Review and update your process when any of these conditions apply:
- You adopt a new event invitation maker, RSVP tracker, or digital invite workflow.
- Your audience mix changes, such as adding partners, media, or customer segments.
- You move from in-person to hybrid, or from webinar to multi-session virtual event.
- Your brand voice, legal review steps, or approval chain changes.
- You add QR code invitation check-in, badge printing, or on-site registration.
- Your team starts sending save-the-date messages earlier than before.
- You notice declining registrations, low attendance rates, or repeated attendee confusion.
For a practical maintenance routine, do this before each major event cycle:
- Open your current corporate event planning checklist.
- Update tools, links, owner names, and approval steps.
- Review the invitation copy for the event format you are running.
- Set the RSVP deadline and reminder schedule.

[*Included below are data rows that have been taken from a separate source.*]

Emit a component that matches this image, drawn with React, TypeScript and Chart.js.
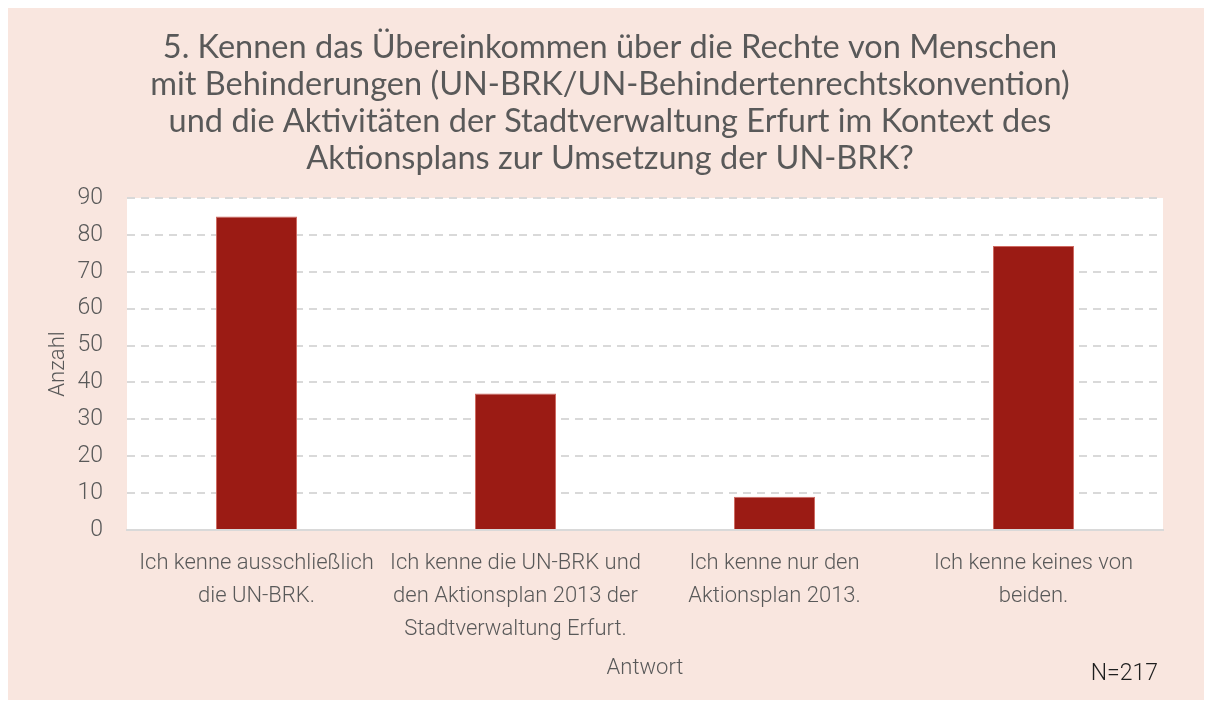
import React, { useEffect, useRef } from "react";
import { Chart, registerables } from "chart.js";

Chart.register(...registerables);

const titleLines = [
  "5. Kennen das Übereinkommen über die Rechte von Menschen",
  "mit Behinderungen (UN-BRK/UN-Behindertenrechtskonvention)",
  "und die Aktivitäten der Stadtverwaltung Erfurt im Kontext des",
  "Aktionsplans zur Umsetzung der UN-BRK?",
];

const categories: string[][] = [
  ["Ich kenne ausschließlich", "die UN-BRK."],
  ["Ich kenne die UN-BRK und", "den Aktionsplan 2013 der", "Stadtverwaltung Erfurt."],
  ["Ich kenne nur den", "Aktionsplan 2013."],
  ["Ich kenne keines von", "beiden."],
];

const counts = [85, 37, 9, 77];

const yAxisTitle = "Anzahl";
const xAxisTitle = "Antwort";
const sampleNote = "N=217";

const TEXT = "#595959";
const BAR = "#9b1b14";
const GRID = "#d9d9d9";
const BG = "#f9e6df";
const NARROW = "Roboto, 'DejaVu Sans Condensed', sans-serif";

export default function App() {
  const ref = useRef<HTMLCanvasElement | null>(null);

  useEffect(() => {
    if (!ref.current) return;

    const plotBg = {
      id: "plotBg",
      beforeDraw(chart: any) {
        const { ctx, chartArea } = chart;
        ctx.save();
        ctx.fillStyle = "#ffffff";
        ctx.fillRect(chartArea.left, chartArea.top, chartArea.right - chartArea.left, chartArea.bottom - chartArea.top);
        ctx.restore();
      },
    };

    const note = {
      id: "note",
      afterDraw(chart: any) {
        const { ctx } = chart;
        ctx.save();
        ctx.font = `300 23px ${NARROW}`;
        ctx.fillStyle = "#1e1e1e";
        ctx.textAlign = "right";
        ctx.textBaseline = "middle";
        ctx.fillText(sampleNote, 1151, 666);
        ctx.restore();
      },
    };

    const chart = new Chart(ref.current, {
      type: "bar",
      data: {
        labels: categories,
        datasets: [
          {
            data: counts,
            backgroundColor: BAR,
            borderColor: "#cf6a62",
            borderWidth: 1,
            barPercentage: 1,
            categoryPercentage: 0.313,
            yAxisID: "y",
          },
        ],
      },
      options: {
        responsive: false,
        animation: false,
        layout: { padding: { left: 8, right: 0, top: 0, bottom: 0 } },
        plugins: {
          legend: { display: false },
          tooltip: { enabled: false },
          title: {
            display: true,
            text: titleLines,
            color: TEXT,
            font: { family: "Lato, 'Open Sans', sans-serif", size: 32.5, weight: "normal", lineHeight: "37px" },
            padding: { top: 21, bottom: 21 },
          },
        },
        scales: {
          x: {
            grid: { display: false, drawTicks: false },
            border: { display: true, color: GRID, width: 2 },
            ticks: {
              color: TEXT,
              font: { family: NARROW, size: 22, weight: "300", lineHeight: "33px" },
              padding: 17,
              maxRotation: 0,
              autoSkip: false,
            },
            title: {
              display: true,
              text: xAxisTitle,
              color: TEXT,
              font: { family: NARROW, size: 22, weight: "300" },
              padding: { top: 0, bottom: 18 },
            },
            afterFit(scale: any) {
              scale.height = 170;
            },
          },
          y: {
            position: "left",
            min: 0,
            max: 90,
            grid: {
              color: GRID,
              lineWidth: 2,
              drawTicks: false,
            },
            border: { display: false, dash: [8, 6] },
            ticks: {
              stepSize: 10,
              color: TEXT,
              font: { family: NARROW, size: 23, weight: "300" },
              padding: 24,
            },
            title: {
              display: true,
              text: yAxisTitle,
              color: TEXT,
              font: { family: NARROW, size: 22, weight: "300" },
              padding: { top: 30, bottom: 0 },
            },
            afterFit(scale: any) {
              scale.width = 112;
            },
          },
          yRight: {
            position: "right",
            display: true,
            min: 0,
            max: 90,
            grid: { display: false, drawTicks: false },
            border: { display: false },
            ticks: { display: false },
            afterFit(scale: any) {
              scale.width = 42;
            },
          },
        },
      },
      plugins: [plotBg, note],
    });

    return () => chart.destroy();
  }, []);

  return (
    <div style={{ marginLeft: -1, width: 1198, height: 692, background: BG }}>
      <canvas ref={ref} width={1198} height={692} style={{ display: "block", width: 1198, height: 692 }} />
    </div>
  );
}
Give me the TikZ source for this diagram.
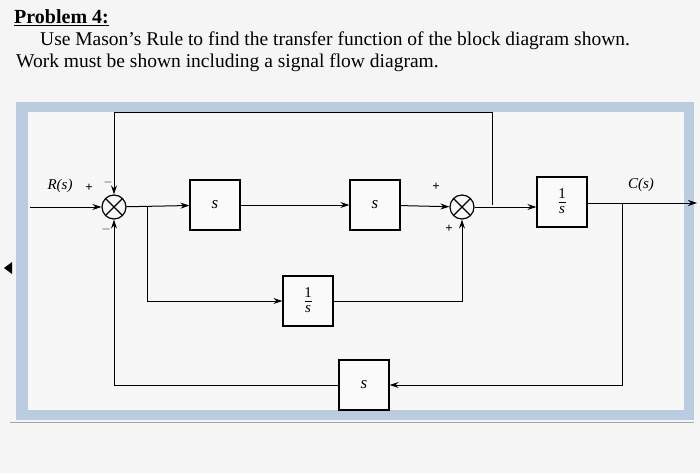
\documentclass[tikz,border=0pt]{standalone}
\usepackage{fontspec}
\setmainfont{Liberation Serif}
\usetikzlibrary{arrows.meta}
\definecolor{frm}{RGB}{188,204,224}
\begin{document}
\begin{tikzpicture}[x=1pt,y=-1pt,
  blk/.style={draw,line width=1.2pt,fill=white!96!gray,minimum width=50pt,minimum height=50pt,inner sep=0pt,font=\itshape\fontsize{17}{17}\selectfont},
  frc/.style={inner sep=0pt,font=\fontsize{15}{15}\selectfont},
  sumj/.style={draw,line width=1.2pt,circle,minimum size=24pt,inner sep=0pt,path picture={\draw[line width=1.1pt] (path picture bounding box.north west)--(path picture bounding box.south east) (path picture bounding box.north east)--(path picture bounding box.south west);}},
  sig/.style={line width=1pt,-{Stealth[length=9pt,width=6pt]}},
  lab/.style={font=\itshape\fontsize{15}{15}\selectfont},
  sg/.style={font=\fontsize{13}{13}\selectfont\bfseries,inner sep=0pt}]
\useasboundingbox (0,0) rectangle (700,473);
\fill[gray!8] (0,0) rectangle (700,473);
\node[anchor=base west,inner sep=0pt,font=\bfseries\fontsize{20}{20}\selectfont] (title) at (14,24) {\underline{Problem 4:}};
\node[anchor=base west,inner sep=0pt,font=\fontsize{19.5}{19.5}\selectfont] (l1) at (40,46) {Use Mason's Rule to find the transfer function of the block diagram shown.};
\node[anchor=base west,inner sep=0pt,font=\fontsize{19.5}{19.5}\selectfont] (l2) at (16,68) {Work must be shown including a signal flow diagram.};
\fill[black] (4,268) -- (12,262) -- (12,274) -- cycle;
\fill[frm] (16,102) rectangle (694,420);
\fill[gray!6] (28,112) rectangle (684,410);
\draw[gray!70,line width=1pt] (10,422) -- (694,422);
\node[sumj] (s1) at (114,207) {};
\node[sumj] (s2) at (462,207) {};
\node[blk] (b1) at (215,205) {s};
\node[blk] (b2) at (375,205) {s};
\node[blk] (b3) at (562,202) {};
\node[blk] (b4) at (308,301) {};
\node[blk] (b5) at (364,385) {s};
\foreach \b in {b3,b4}{
  \node[frc] at ([yshift=8]\b.center) {1};
  \draw[line width=0.7pt] ([xshift=-3.5]\b.center) -- ([xshift=3.5]\b.center);
  \node[frc,font=\itshape\fontsize{15}{15}\selectfont] at ([yshift=-8]\b.center) {s};
}
\coordinate (in) at (30,207);
\coordinate (out) at (697,203);
\coordinate (p1) at (147,207);
\coordinate (p2) at (492,205);
\coordinate (p3) at (622,203);
\draw[sig] (in) -- (s1);
\draw[sig] (s1) -- (b1);
\draw[sig] (b1) -- (b2);
\draw[sig] (b2) -- (s2);
\draw[sig] (s2) -- (b3.west|-s2);
\draw[sig] (b3.east|-out) -- (out);
\draw[sig] (p2) |- (114,113) -- (s1);
\draw[sig] (p1) |- (b4);
\draw[sig] (b4) -| (s2);
\draw[sig] (p3) |- (b5);
\draw[sig] (b5) -| (s1);
\node[lab] (R) at (60,186) {R(s)};
\node[lab] (C) at (641,185) {C(s)};
\node[sg] at (89,188) {+};
\node[sg] at (108,182) {$-$};
\node[sg] at (106,229) {$-$};
\node[sg] at (436,187) {+};
\node[sg] at (449,229) {+};
\end{tikzpicture}
\end{document}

- Test the attendee journey on mobile and desktop.
- Save a final version that the whole team can reuse.
If you manage a wider invitation system across business and personal event formats, it can also help to compare timing models from other categories. For example, our guides on Wedding Invitation Timeline: A Month-by-Month Planning Guide and Baby Shower Invitation Timeline, RSVP Rules, and Guest List Tips show how response windows and reminder logic change based on event stakes and planning complexity.
The most effective invitation process is usually the one your team can repeat without guessing. Keep this checklist nearby, mark what applies to your event type, and refine it after each send. Over time, that turns corporate event invitations from a rushed task into a dependable part of your business communication system.